EXERCISE PROMPT ▸
Leave out the pictures and retype only the lines from the opening line to the line that holds "s=14, linewidth=0.9, label=labels[2], zorder=3)", both ends included.

==== DATASET EXTRACT ====

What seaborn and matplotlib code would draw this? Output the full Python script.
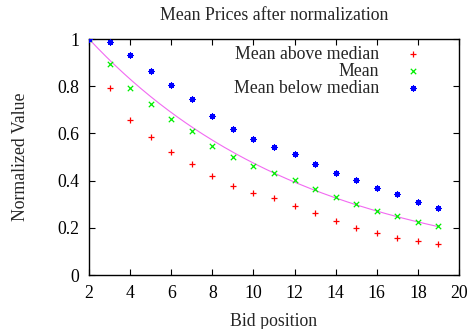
import numpy as np
import pandas as pd
import matplotlib
matplotlib.use("Agg")
import matplotlib.pyplot as plt
import seaborn as sns

# ---- data ----
bid_position = [2, 3, 4, 5, 6, 7, 8, 9, 10, 11, 12, 13, 14, 15, 16, 17, 18, 19]
mean_above_median = [1.0, 0.794, 0.655, 0.585, 0.521, 0.469, 0.419, 0.378, 0.346,
                     0.326, 0.292, 0.261, 0.229, 0.200, 0.178, 0.157, 0.143, 0.130]
mean_all = [1.0, 0.893, 0.794, 0.726, 0.662, 0.609, 0.547, 0.499, 0.462,
            0.433, 0.403, 0.364, 0.329, 0.302, 0.272, 0.250, 0.226, 0.208]
mean_below_median = [1.0, 0.989, 0.932, 0.866, 0.805, 0.746, 0.674, 0.619, 0.578,
                     0.541, 0.511, 0.469, 0.431, 0.401, 0.367, 0.342, 0.309, 0.285]
labels = ["Mean above median", "Mean", "Mean below median"]
x_ticks = [2, 4, 6, 8, 10, 12, 14, 16, 18, 20]
y_ticks = [0, 0.2, 0.4, 0.6, 0.8, 1]
y_tick_labels = ["0", "0.2", "0.4", "0.6", "0.8", "1"]

sns.set_style("ticks")
plt.rcParams["font.family"] = ["Liberation Serif", "DejaVu Serif"]

fig = plt.figure(figsize=(4.71, 3.29), dpi=100)
ax = fig.add_axes([89 / 471, 1 - 275 / 329, 370 / 471, 236 / 329])

x = np.array(bid_position, dtype=float)
df = pd.DataFrame({"x": bid_position, "above": mean_above_median,
                   "mean": mean_all, "below": mean_below_median})

# exponential fit of the Mean series anchored at the first point
xm = x - x[0]
k = -np.sum(xm * np.log(np.array(mean_all))) / np.sum(xm ** 2)
xf = np.linspace(x[0], x[-1], 200)
fit = pd.DataFrame({"x": xf, "y": np.exp(-k * (xf - x[0]))})
sns.lineplot(data=fit, x="x", y="y", ax=ax, color="#ee44ee", lw=0.8, alpha=0.8,
             legend=False, zorder=1)

fs = 12.8
sns.scatterplot(data=df, x="x", y="above", ax=ax, marker="+", color="#ff0000",
                s=20, linewidth=0.9, label=labels[0], zorder=3)
sns.scatterplot(data=df, x="x", y="mean", ax=ax, marker="x", color="#00ee00",
                s=15, linewidth=0.9, label=labels[1], zorder=3)
sns.scatterplot(data=df, x="x", y="below", ax=ax, marker=(8, 2, 0), color="#0000ff",
                s=14, linewidth=0.9, label=labels[2], zorder=3)

ax.set_xlim(2, 20)
ax.set_ylim(0, 1)
ax.set_xticks(x_ticks)
ax.set_xticklabels([str(t) for t in x_ticks])
ax.set_yticks(y_ticks)
ax.set_yticklabels(y_tick_labels)
ax.tick_params(direction="in", length=4, width=0.8, top=True, right=True,
               labelsize=fs, pad=7, colors="black")
for s in ax.spines.values():
    s.set_visible(True)
    s.set_linewidth(1.0)
    s.set_color("black")

ax.set_xlabel("Bid position", fontsize=fs, labelpad=8)
ax.set_ylabel("Normalized Value", fontsize=fs, labelpad=20)
ax.set_title("Mean Prices after normalization", fontsize=fs, pad=14)

ax.legend(loc="upper right", bbox_to_anchor=(0.911, 0.972), frameon=False,
          markerfirst=False, handlelength=1.5, handletextpad=1.15,
          borderaxespad=0, borderpad=0, labelspacing=0.0, fontsize=fs)

fig.savefig("out.png", dpi=100)
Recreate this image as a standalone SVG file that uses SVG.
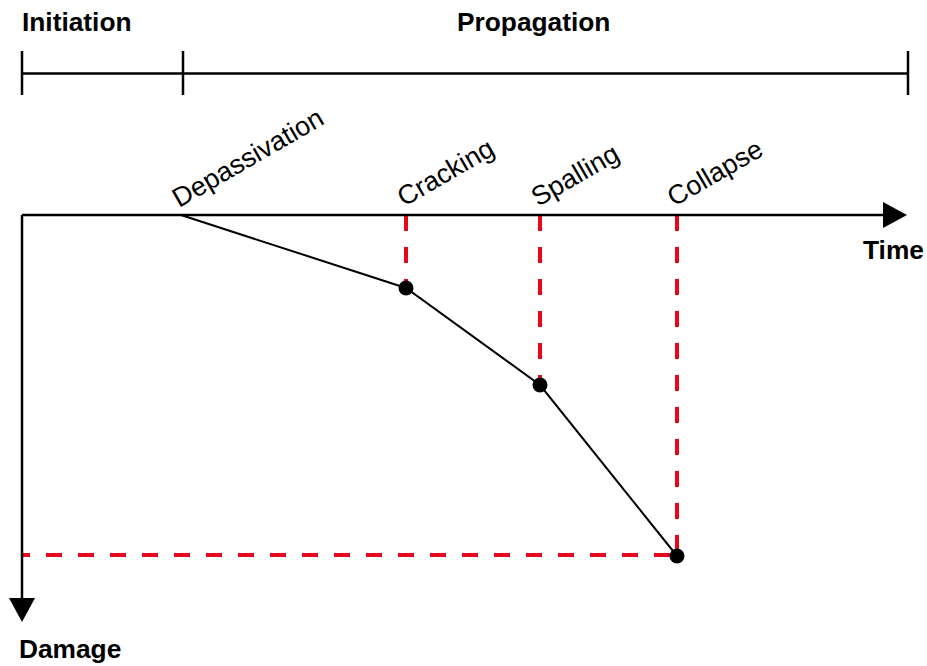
<svg xmlns="http://www.w3.org/2000/svg" width="927" height="666" viewBox="0 0 927 666">
<style>
.bold{font-family:"Liberation Sans",Arial,sans-serif;font-weight:bold;font-size:26.3px;fill:#000}
.lbl{font-family:"Liberation Sans",Arial,sans-serif;font-size:27px;fill:#000}
.axis{stroke:#000;stroke-width:2.5;fill:none}
.dash{stroke:#e6081a;stroke-width:4;fill:none;stroke-dasharray:16 16}
.curve{stroke:#000;stroke-width:2;fill:none}
</style>
<defs>
<marker id="arrow" markerWidth="24" markerHeight="26" refX="2" refY="13" orient="auto" markerUnits="userSpaceOnUse">
<path d="M0,0 L24,13 L0,26 Z" fill="#000"/>
</marker>
</defs>
<g id="phases">
<text class="bold" x="22" y="31">Initiation</text>
<text class="bold" x="457" y="31">Propagation</text>
<path class="axis" d="M22,73.5 H908 M22,51 V95 M183,51 V95 M908,51 V95"/>
</g>
<g id="connectors">
<path class="dash" d="M406,215 V288"/>
<path class="dash" d="M540,215 V385"/>
<path class="dash" d="M677,215 V556"/>
<path class="dash" d="M22,555 H677" style="stroke-dashoffset:8"/>
<path class="curve" d="M181,215 L406,288 L540,385 L677,556"/>
<path class="axis" d="M22,215 H885" marker-end="url(#arrow)"/>
<path class="axis" d="M22,215 V600" marker-end="url(#arrow)"/>
</g>
<g id="axis-labels">
<text class="bold" x="863" y="259">Time</text>
<text class="bold" x="19" y="658">Damage</text>
</g>
<g id="depassivation"><text class="lbl" transform="translate(179,208) rotate(-30)">Depassivation</text></g>
<g id="cracking"><circle cx="406" cy="288" r="7.5"/><text class="lbl" transform="translate(404,207) rotate(-30)">Cracking</text></g>
<g id="spalling"><circle cx="540" cy="385" r="7.5"/><text class="lbl" transform="translate(538,207) rotate(-30)">Spalling</text></g>
<g id="collapse"><circle cx="677" cy="556" r="7.5"/><text class="lbl" transform="translate(674,207) rotate(-30)">Collapse</text></g>
</svg>
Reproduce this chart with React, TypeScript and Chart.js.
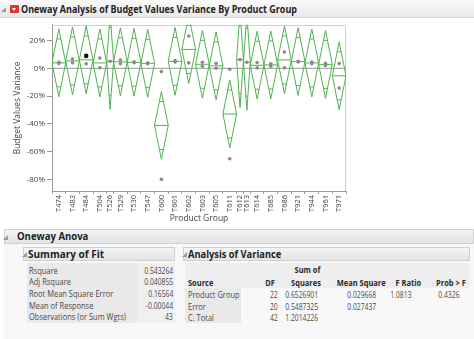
import React, { useEffect, useRef } from 'react';
import { Chart, registerables } from 'chart.js';

Chart.register(...registerables);

// ---------- data ----------
const categories = ['T474', 'T483', 'T484', 'T504', 'T526', 'T529', 'T530', 'T547', 'T600', 'T601', 'T602', 'T603', 'T605', 'T611', 'T612', 'T613', 'T614', 'T685', 'T686', 'T921', 'T944', 'T961', 'T971'];
const groupCounts = [2, 2, 2, 2, 1, 2, 2, 2, 2, 2, 2, 2, 2, 2, 1, 1, 2, 2, 2, 2, 2, 2, 2];
const obsFirst = [3.5, 6.7, 8.9, 7.4, 5.0, 6.0, 4.0, 3.2, -2.4, 4.5, 23.2, 4.3, 3.5, -0.7, 6.2, 4.3, 4.1, 3.3, 11.7, 4.5, 4.5, 3.6, 3.4];
const obsSecond: (number | null)[] = [4.3, 3.9, 3.2, 0.3, null, 3.2, 4.6, 3.9, -80.0, 5.5, 3.9, 1.4, 0.0, -65.2, null, null, 0.3, 1.5, 0.3, 5.1, 3.2, 2.0, -14.3];
const highlightedGroup = 'T484';
const highlightedValue = 8.9;
const yTickValues = [20, 0, -20, -40, -60, -80];
const rootMeanSquareErrorPct = 16.564;
const tCritical = 2.086;
const grandMeanPct = -0.044;

const fitLabels = ['Rsquare', 'Adj Rsquare', 'Root Mean Square Error', 'Mean of Response', 'Observations (or Sum Wgts)'];
const fitValues = ['0.543264', '0.040855', '0.16564', '-0.00044', '43'];
const anovaSources = ['Product Group', 'Error', 'C. Total'];
const anovaDF = ['22', '20', '42'];
const anovaSS = ['0.6526901', '0.5487325', '1.2014226'];
const anovaMS = ['0.029668', '0.027437', ''];
const anovaF = ['1.0813', '', ''];
const anovaP = ['0.4326', '', ''];

const FONT = '"Open Sans", "Noto Sans", sans-serif';

function OnewayChart() {
  const ref = useRef<HTMLCanvasElement>(null);
  useEffect(() => {
    if (!ref.current) return;
    const starts: number[] = [];
    let acc = 0;
    groupCounts.forEach((n) => { starts.push(acc); acc += n; });
    const total = acc;
    const centers = starts.map((s, i) => s + groupCounts[i] / 2);
    const boundaries = [...starts, total];
    const green = 'rgb(80,178,80)';

    const grayPts: { x: number; y: number }[] = [];
    const blackPts: { x: number; y: number }[] = [];
    const datasets: any[] = [];
    const diamondSets: any[] = [];

    categories.forEach((c, i) => {
      const vals = [obsFirst[i], obsSecond[i]].filter((v) => v !== null) as number[];
      vals.forEach((v) => {
        if (c === highlightedGroup && v === highlightedValue) blackPts.push({ x: centers[i], y: v });
        else grayPts.push({ x: centers[i], y: v });
      });
      const n = groupCounts[i];
      const mean = vals.reduce((a, b) => a + b, 0) / vals.length;
      const h = (tCritical * rootMeanSquareErrorPct) / Math.sqrt(n);
      const l = starts[i];
      const r = starts[i] + n;
      const m = centers[i];
      const o = h / Math.SQRT2;
      const dx = (n / 2) * (1 - 1 / Math.SQRT2);
      const lineStyle = { type: 'scatter', showLine: true, borderColor: green, borderWidth: 1, pointRadius: 0, order: 1 };
      diamondSets.push({ ...lineStyle, data: [{ x: l, y: mean }, { x: m, y: mean + h }, { x: r, y: mean }, { x: m, y: mean - h }, { x: l, y: mean }] });
      diamondSets.push({ ...lineStyle, data: [{ x: l, y: mean }, { x: r, y: mean }] });
      diamondSets.push({ ...lineStyle, data: [{ x: m - dx, y: mean + o }, { x: m + dx, y: mean + o }] });
      diamondSets.push({ ...lineStyle, data: [{ x: m - dx, y: mean - o }, { x: m + dx, y: mean - o }] });
    });

    datasets.push({ type: 'scatter', data: blackPts, backgroundColor: '#111', borderWidth: 0, pointRadius: 2.3, order: 0 });
    datasets.push({ type: 'scatter', data: grayPts, backgroundColor: '#8a8a8a', borderWidth: 0, pointRadius: 1.8, order: 0 });
    datasets.push(...diamondSets);
    datasets.push({ type: 'scatter', showLine: true, data: [{ x: 0, y: grandMeanPct }, { x: total, y: grandMeanPct }], borderColor: '#9a9a9a', borderWidth: 1, pointRadius: 0, order: 2 });

    const isCenter = (v: number) => centers.some((c) => Math.abs(c - v) < 1e-9);

    const framePlugin = {
      id: 'frame',
      beforeDatasetsDraw(chart: any) {
        const { ctx, chartArea } = chart;
        const { left, top, right, bottom } = chartArea;
        ctx.save();
        ctx.strokeStyle = '#cfcfcf';
        ctx.lineWidth = 1;
        ctx.beginPath();
        ctx.moveTo(left, Math.round(top) + 0.5);
        ctx.lineTo(Math.round(right) - 0.5, Math.round(top) + 0.5);
        ctx.lineTo(Math.round(right) - 0.5, bottom);
        ctx.stroke();
        ctx.restore();
      },
    };

    const chart = new Chart(ref.current, {
      type: 'scatter',
      data: { datasets },
      plugins: [framePlugin],
      options: {
        animation: false,
        responsive: false,
        devicePixelRatio: 1,
        layout: { padding: { top: 6, right: 7, left: 0, bottom: 0 } },
        plugins: { legend: { display: false }, tooltip: { enabled: false } },
        scales: {
          x: {
            type: 'linear',
            min: 0,
            max: total,
            afterBuildTicks: (axis: any) => {
              const vals = [...boundaries, ...centers].sort((a, b) => a - b);
              axis.ticks = vals.map((v) => ({ value: v }));
            },
            afterFit: (s: any) => { s.height = 37; },
            ticks: {
              autoSkip: false,
              minRotation: 90,
              maxRotation: 90,
              padding: 1,
              color: '#444',
              font: { size: 7.5, family: FONT },
              callback: (v: any) => {
                const idx = centers.findIndex((c) => Math.abs(c - v) < 1e-9);
                return idx >= 0 ? categories[idx] : '';
              },
            },
            grid: {
              drawOnChartArea: false,
              tickLength: 3,
              color: (ctx: any) => (ctx.tick && !isCenter(ctx.tick.value) ? '#a0a0a0' : 'rgba(0,0,0,0)'),
            },
            border: { color: '#999' },
            title: { display: true, text: 'Product Group', color: '#444', font: { size: 8.5, family: FONT }, padding: { top: 0, bottom: 4 } },
          },
          y: {
            type: 'linear',
            min: -88.4,
            max: 31.3,
            afterBuildTicks: (axis: any) => { axis.ticks = yTickValues.map((v) => ({ value: v })); },
            afterFit: (s: any) => { s.width = 52; },
            ticks: { padding: 2, color: '#444', font: { size: 8, family: FONT }, callback: (v: any) => `${v}%` },
            grid: { drawOnChartArea: false, tickLength: 5, color: '#999' },
            border: { color: '#999' },
            title: { display: true, text: 'Budget Values Variance', color: '#444', font: { size: 8.5, family: FONT }, padding: { top: 12, bottom: 0 } },
          },
        },
      },
    } as any);
    return () => chart.destroy();
  }, []);
  return <canvas ref={ref} width={356} height={210} style={{ position: 'absolute', left: 0, top: 18, width: 356, height: 210 }} />;
}

function Tri({ x, y }: { x: number; y: number }) {
  return (
    <div style={{ position: 'absolute', left: x, top: y, width: 0, height: 0, borderLeft: '5px solid transparent', borderBottom: '5px solid #9a9a9a' }} />
  );
}

function Box({ x, y, w, h }: { x: number; y: number; w: number; h: number }) {
  return (
    <div style={{ position: 'absolute', left: x, top: y, width: w, height: h, background: 'linear-gradient(#f4f4f4, #e4e4e4)', border: '1px solid #d0d0d0', boxSizing: 'border-box' }} />
  );
}

type TxtProps = { text: string; x: number; y: number; size?: number; bold?: boolean; right?: boolean; sx?: number; lh?: number; color?: string };
function Txt({ text, x, y, size = 8.5, bold = false, right = false, sx = 0.88, lh = 11, color }: TxtProps) {
  const style: any = {
    position: 'absolute',
    top: y,
    fontSize: size,
    lineHeight: `${lh}px`,
    fontWeight: bold ? 700 : 400,
    color: color || (bold ? '#2a2a2a' : '#4a4a4a'),
    whiteSpace: 'nowrap',
    transform: `scaleX(${sx})`,
    transformOrigin: right ? 'right center' : 'left center',
  };
  if (right) style.right = 474 - x;
  else style.left = x;
  return <div style={style}>{text}</div>;
}

export default function App() {
  const rowTops = [289, 300.5, 312];
  const numSx = 0.8;
  return (
    <div style={{ position: 'fixed', left: 0, top: 0, width: 474, height: 339, background: '#ffffff', fontFamily: FONT, overflow: 'hidden' }}>
      {/* title bar */}
      <div style={{ position: 'absolute', left: 0, top: 0, width: 474, height: 17, background: 'linear-gradient(#fafafa, #e9e9e9)', borderBottom: '1px solid #dadada' }} />
      <Tri x={1} y={7} />
      <div style={{ position: 'absolute', left: 10, top: 5, width: 9, height: 8, background: '#d9372f', borderRadius: 1 }}>
        <div style={{ position: 'absolute', left: 2, top: 3, width: 0, height: 0, borderLeft: '2.5px solid transparent', borderRight: '2.5px solid transparent', borderTop: '3px solid #fff' }} />
      </div>
      <Txt text="Oneway Analysis of Budget Values Variance By Product Group" x={21} y={1} size={11} bold sx={0.815} lh={16} color="#222" />

      <OnewayChart />

      {/* Oneway Anova */}
      <div style={{ position: 'absolute', left: 4, top: 229, width: 470, height: 110, background: '#f8f8f8' }} />
      <Box x={4} y={229} w={470} h={15} />
      <Tri x={3} y={235} />
      <Txt text="Oneway Anova" x={17} y={229} size={10.5} bold sx={0.91} lh={15} color="#222" />

      {/* Summary of Fit */}
      <Box x={23} y={247} w={152} h={14} />
      <Tri x={22} y={252} />
      <Txt text="Summary of Fit" x={28} y={247} size={10} bold sx={1} lh={14} color="#222" />
      <div style={{ position: 'absolute', left: 27, top: 263, width: 110, height: 60, background: '#e9e9e9' }} />
      <div style={{ position: 'absolute', left: 137, top: 263, width: 38, height: 60, background: '#f0f0f0' }} />
      {fitLabels.map((t, i) => (
        <Txt key={t} text={t} x={29} y={264.5 + i * 11.7} />
      ))}
      {fitValues.map((t, i) => (
        <Txt key={'v' + i} text={t} x={173} y={264.5 + i * 11.7} right sx={numSx} />
      ))}

      {/* Analysis of Variance */}
      <Box x={183} y={247} w={287} h={14} />
      <Tri x={182} y={252} />
      <Txt text="Analysis of Variance" x={188} y={247} size={10} bold sx={0.93} lh={14} color="#222" />
      <div style={{ position: 'absolute', left: 185, top: 263, width: 285, height: 25, background: '#eeeeee' }} />
      <div style={{ position: 'absolute', left: 185, top: 288, width: 56, height: 35, background: '#e9e9e9' }} />
      <Txt text="Source" x={188} y={276.5} bold />
      <Txt text="DF" x={275} y={276.5} bold right />
      <Txt text="Sum of" x={320} y={263.5} bold right />
      <Txt text="Squares" x={321} y={276.5} bold right />
      <Txt text="Mean Square" x={386} y={276.5} bold right />
      <Txt text="F Ratio" x={421} y={276.5} bold right />
      <Txt text="Prob > F" x={466} y={276.5} bold right />
      {anovaSources.map((s, i) => (
        <Txt key={s} text={s} x={188} y={rowTops[i]} />
      ))}
      {anovaDF.map((t, i) => <Txt key={'df' + i} text={t} x={278} y={rowTops[i]} right sx={numSx} />)}
      {anovaSS.map((t, i) => <Txt key={'ss' + i} text={t} x={318} y={rowTops[i]} right sx={numSx} />)}
      {anovaMS.map((t, i) => <Txt key={'ms' + i} text={t} x={376} y={rowTops[i]} right sx={numSx} />)}
      {anovaF.map((t, i) => <Txt key={'f' + i} text={t} x={412} y={rowTops[i]} right sx={numSx} />)}
      {anovaP.map((t, i) => <Txt key={'p' + i} text={t} x={460} y={rowTops[i]} right sx={numSx} />)}
    </div>
  );
}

====

SOLVED EXERCISE ▸
What seaborn and matplotlib code would draw this? Output the full Python script.
import numpy as np
import pandas as pd
import matplotlib
matplotlib.use("Agg")
import matplotlib.pyplot as plt
import seaborn as sns

# ---- data ----
bid_position = [2, 3, 4, 5, 6, 7, 8, 9, 10, 11, 12, 13, 14, 15, 16, 17, 18, 19]
mean_above_median = [1.0, 0.794, 0.655, 0.585, 0.521, 0.469, 0.419, 0.378, 0.346,
                     0.326, 0.292, 0.261, 0.229, 0.200, 0.178, 0.157, 0.143, 0.130]
mean_all = [1.0, 0.893, 0.794, 0.726, 0.662, 0.609, 0.547, 0.499, 0.462,
            0.433, 0.403, 0.364, 0.329, 0.302, 0.272, 0.250, 0.226, 0.208]
mean_below_median = [1.0, 0.989, 0.932, 0.866, 0.805, 0.746, 0.674, 0.619, 0.578,
                     0.541, 0.511, 0.469, 0.431, 0.401, 0.367, 0.342, 0.309, 0.285]
labels = ["Mean above median", "Mean", "Mean below median"]
x_ticks = [2, 4, 6, 8, 10, 12, 14, 16, 18, 20]
y_ticks = [0, 0.2, 0.4, 0.6, 0.8, 1]
y_tick_labels = ["0", "0.2", "0.4", "0.6", "0.8", "1"]

sns.set_style("ticks")
plt.rcParams["font.family"] = ["Liberation Serif", "DejaVu Serif"]

fig = plt.figure(figsize=(4.71, 3.29), dpi=100)
ax = fig.add_axes([89 / 471, 1 - 275 / 329, 370 / 471, 236 / 329])

x = np.array(bid_position, dtype=float)
df = pd.DataFrame({"x": bid_position, "above": mean_above_median,
                   "mean": mean_all, "below": mean_below_median})

# exponential fit of the Mean series anchored at the first point
xm = x - x[0]
k = -np.sum(xm * np.log(np.array(mean_all))) / np.sum(xm ** 2)
xf = np.linspace(x[0], x[-1], 200)
fit = pd.DataFrame({"x": xf, "y": np.exp(-k * (xf - x[0]))})
sns.lineplot(data=fit, x="x", y="y", ax=ax, color="#ee44ee", lw=0.8, alpha=0.8,
             legend=False, zorder=1)

fs = 12.8
sns.scatterplot(data=df, x="x", y="above", ax=ax, marker="+", color="#ff0000",
                s=20, linewidth=0.9, label=labels[0], zorder=3)
sns.scatterplot(data=df, x="x", y="mean", ax=ax, marker="x", color="#00ee00",
                s=15, linewidth=0.9, label=labels[1], zorder=3)
sns.scatterplot(data=df, x="x", y="below", ax=ax, marker=(8, 2, 0), color="#0000ff",
                s=14, linewidth=0.9, label=labels[2], zorder=3)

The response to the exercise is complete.